MULTNOMAH COUNTY v. DEPARTMENT OF REVENUE
Tax Court of Oregon (1994)
Facts
- The intervenor, Elf Atochem North America, Inc., operated a chemical production facility on a 74.84-acre parcel along the Willamette River in Portland.
- The parcel included 54.63 acres of land, of which 15.78 acres were filled land that had previously been submerged.
- The state notified the intervenor of its ownership interest in the filled land in 1990, leading to the intervenor's purchase of the property in 1992 for $126,240.
- The county had assessed and taxed the entire 54.63 acres, including the filled land, since the 1985-86 tax year, and the intervenor had paid these taxes.
- In March 1992, the intervenor sought a refund of $292,233 for the taxes paid on the 15.78 acres, arguing that the property was owned by the state and exempt from taxes.
- The county denied this request, prompting the intervenor to appeal to the Department of Revenue, which granted the refund.
- The county then appealed the Department's decision to the Oregon Tax Court.
Issue
- The issue was whether the intervenor was entitled to a refund for property taxes paid on land that was owned by the state.
Holding — Byers, J.
- The Oregon Tax Court held that the intervenor was entitled to a refund for the property taxes mistakenly paid on land owned by the state.
Rule
- Land resulting from artificial fill or deposit is considered new land and owned by the state, making it exempt from property taxes.
Reasoning
- The Oregon Tax Court reasoned that the state owned the submersible and submerged lands, including the filled land in question, as established by Oregon law.
- Under common law, ownership of land created by gradual accretion belongs to the upland proprietor, but the court clarified that land resulting from filling or dredging does not constitute natural accretion and is instead classified as "new land." The court determined that the 15.78 acres were manmade and thus considered new land owned by the state.
- The county's argument that the intervenor held the land under a lease or other interest was rejected due to the lack of evidence for such a legal interest.
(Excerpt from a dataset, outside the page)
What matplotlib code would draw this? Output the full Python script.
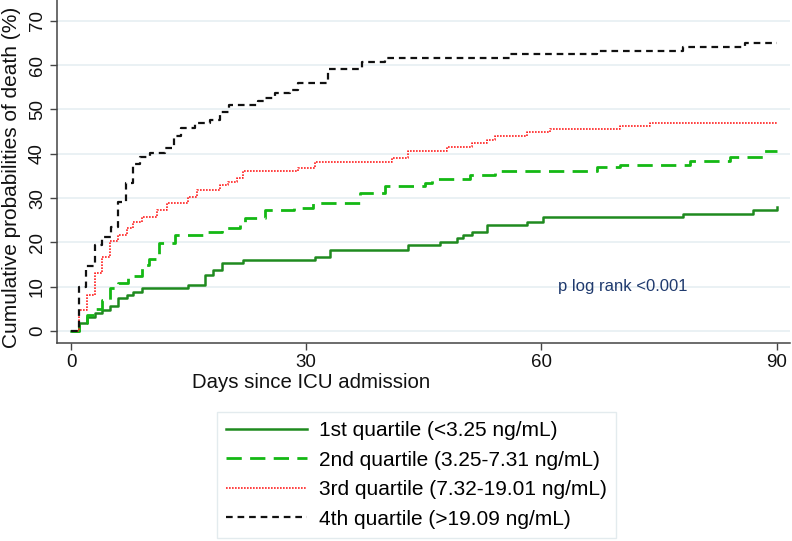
import numpy as np
import matplotlib
matplotlib.use("Agg")
import matplotlib.pyplot as plt

plt.rcParams['font.family'] = ['Liberation Sans', 'DejaVu Sans']

# Kaplan-Meier failure curves (day of step, cumulative % after step)
q1_days = [0, 1, 2, 3.1, 4, 5, 6, 7.1, 7.9, 9.1, 14.9, 17.1, 18.1, 19.3, 21.9, 31.1, 33,
           43, 47.1, 49.2, 50, 51.1, 53.1, 58.2, 60.2, 78.1, 87, 90]
q1_vals = [0, 1.8, 3.2, 4.0, 4.7, 5.6, 7.4, 8.1, 8.9, 9.6, 10.4, 12.6, 13.8, 15.3, 16.0, 16.8, 18.3,
           19.4, 20.0, 20.9, 21.7, 22.4, 23.9, 24.7, 25.7, 26.3, 27.2, 28.0]

q2_days = [0, 1, 2, 3, 4, 5, 6, 7.3, 9, 10, 11.2, 13.3, 17.5, 19.3, 21.5, 22.2, 24.8, 28.5,
           30.8, 36.8, 40, 45.2, 46, 50.9, 54.1, 67.1, 70, 79, 84, 88.3, 90]
q2_vals = [0, 1.8, 3.5, 5.0, 7.0, 9.7, 10.8, 12.3, 14.9, 16.2, 19.9, 21.7, 22.4, 23.2, 23.9, 25.4, 27.2, 27.7,
           28.8, 31.1, 32.7, 33.5, 34.3, 35.2, 36.1, 36.9, 37.5, 38.4, 39.3, 40.6, 40.6]

q3_days = [0, 1, 2, 3.1, 4, 5, 6, 7.1, 7.9, 9.1, 11, 12.2, 14.9, 16.1, 19, 20, 21.2, 21.9,
           29, 31.1, 40.9, 43, 48, 51.1, 53.1, 54.1, 58.2, 61.1, 70, 73.9, 90]
q3_vals = [0, 4.7, 8.1, 13.2, 16.8, 20.2, 21.7, 23.2, 24.7, 25.8, 27.3, 28.8, 30.3, 31.8, 33.0, 33.7, 34.5, 36.0,
           36.7, 38.2, 39.1, 40.7, 41.6, 42.4, 43.1, 44.0, 44.8, 45.5, 46.3, 47.0, 47.0]

q4_days = [0, 1, 1.9, 3.1, 4, 5.1, 6, 7, 7.95, 8.8, 10.1, 12, 13.1, 14, 15.8, 17.7, 19, 20.2,
           23.9, 24.7, 26, 27.9, 29, 32.8, 37.1, 40, 56, 67.1, 78, 86, 90]
q4_vals = [0, 9.9, 14.7, 19.4, 21.3, 23.5, 29.0, 33.3, 37.8, 39.3, 40.1, 41.2, 43.9, 45.8, 46.9, 47.6, 49.5, 51.0,
           51.8, 52.5, 53.7, 54.3, 55.9, 59.1, 60.7, 61.6, 62.5, 63.1, 64.0, 64.9, 64.9]

labels = ["1st quartile (<3.25 ng/mL)",
          "2nd quartile (3.25-7.31 ng/mL)",
          "3rd quartile (7.32-19.01 ng/mL)",
          "4th quartile (>19.09 ng/mL)"]

fig = plt.figure(figsize=(7.92, 5.41), dpi=100)
ax = fig.add_axes([57/792, 1 - 343/541, (790 - 57)/792, 343/541])

ax.step(q1_days, q1_vals, where='post', color='#1f8a1f', lw=1.8, label=labels[0])
ax.step(q2_days, q2_vals, where='post', color='#14b814', lw=2.0,
        linestyle=(0, (5.5, 3.0)), label=labels[1])
ax.step(q3_days, q3_vals, where='post', color='#ff2020', lw=1.2,
        linestyle=(0, (1, 0.8)), label=labels[2])
ax.step(q4_days, q4_vals, where='post', color='#111111', lw=1.6,
        linestyle=(0, (3.0, 2.2)), label=labels[3])

ax.set_xlim(-1.79, 91.7)
ax.set_ylim(-2.71, 74.7)
ax.set_xticks([0, 30, 60, 90])
ax.set_yticks(np.arange(0, 71, 10))
ax.grid(axis='y', color='#e6eff2', lw=1.2)
ax.set_axisbelow(True)
for s in ['top', 'right']:
    ax.spines[s].set_visible(False)
for s in ['left', 'bottom']:
    ax.spines[s].set_color('#444444')
    ax.spines[s].set_linewidth(1.1)
ax.tick_params(axis='both', colors='#444444', labelcolor='#111111', labelsize=13.5,
               length=5, width=1.0, pad=3)
plt.setp(ax.get_yticklabels(), rotation=90, va='center')

ax.text(62.1, 10, "p log rank <0.001", color='#1f3a6e', fontsize=12, va='center')

fig.text(311/792, 1 - 383/541, "Days since ICU admission", ha='center', va='center',
         fontsize=14.7, color='#111111')
fig.text(12/792, 1 - 177/541, "Cumulative probabilities of death (%)", rotation=90,
         ha='center', va='center', fontsize=15, color='#111111')

leg = fig.legend(loc='upper left', bbox_to_anchor=(217/792, 1 - 412/541), fontsize=15,
                 handlelength=3.85, handletextpad=0.58, labelspacing=0.5, borderpad=0.45,
                 borderaxespad=0, frameon=True, fancybox=False)
leg.get_frame().set_edgecolor('#dde6ea')
leg.get_frame().set_linewidth(1.0)

fig.savefig("out.png", dpi=100)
- As a result, the court affirmed the Department of Revenue's decision that a refund was warranted under the statutes governing property tax refunds for taxes paid on property owned by another.
Deep Dive: How the Court Reached Its Decision
Court's Interpretation of Land Ownership
The court began its reasoning by clarifying the distinction between types of land ownership under Oregon law, specifically regarding submerged and submersible lands. It noted that the state owned the submersible and submerged lands based on ORS 274.025, which vested ownership in the state for lands not previously owned by individuals. The court emphasized that the property in question, specifically the 15.78 acres that had been filled, did not qualify as naturally accreted land but rather as "new land" created through artificial means. This distinction was crucial, as the common law principle that upland proprietors own land formed by gradual accretion did not apply in this case. The court relied on definitions from Oregon statutes and case law to support its conclusion that the filled land was manmade and thus owned by the state, rather than being subject to private ownership. Ultimately, the court underscored that the nature of the land's creation—whether through natural processes or human intervention—determined its ownership and taxability under existing laws.
Rejection of Tax Liability Argument
The court then addressed the county's argument that the intervenor, Elf Atochem North America, Inc., had a legal interest in the property that would subject it to taxation. The county claimed that the intervenor held the land under a lease or other interest, which would invoke ORS 307.110, allowing for assessment and taxation of real property held in such a manner. However, the court found no evidence to support the existence of a legal interest or lease agreement between the intervenor and the state that would impose tax liability. The court stated that mere usage of the property without a formal legal interest was insufficient to establish a taxable obligation. Moreover, it clarified that a tenancy at sufferance—a situation where a tenant remains in possession after the lease has expired—could not be applied here since the intervenor had no lawful title to the property. Thus, the court concluded that the intervenor did not hold any interest in the property that would require it to pay taxes, reinforcing the notion that ownership and legal interest were pivotal in determining tax obligations.
Affirmation of the Department of Revenue's Decision
In its final analysis, the court affirmed the decision made by the Department of Revenue, which had determined that the intervenor was entitled to a refund for the property taxes erroneously paid on the state-owned land. The court referenced ORS 311.806, which provides for the refund of taxes paid on property owned by another when such payment was made by mistake. It reiterated that since the land was owned by the state, any taxes collected on it from the intervenor constituted an improper levy. The court emphasized the importance of ensuring that tax assessments align with legal ownership to prevent unjust taxation. By affirming the Department's order, the court underscored the principle that tax liability must correspond with actual ownership, thus protecting the rights of the intervenor in this case. Consequently, the court's reasoning reinforced the statutory framework governing property tax refunds and ownership rights in Oregon, ensuring clarity in the application of the law.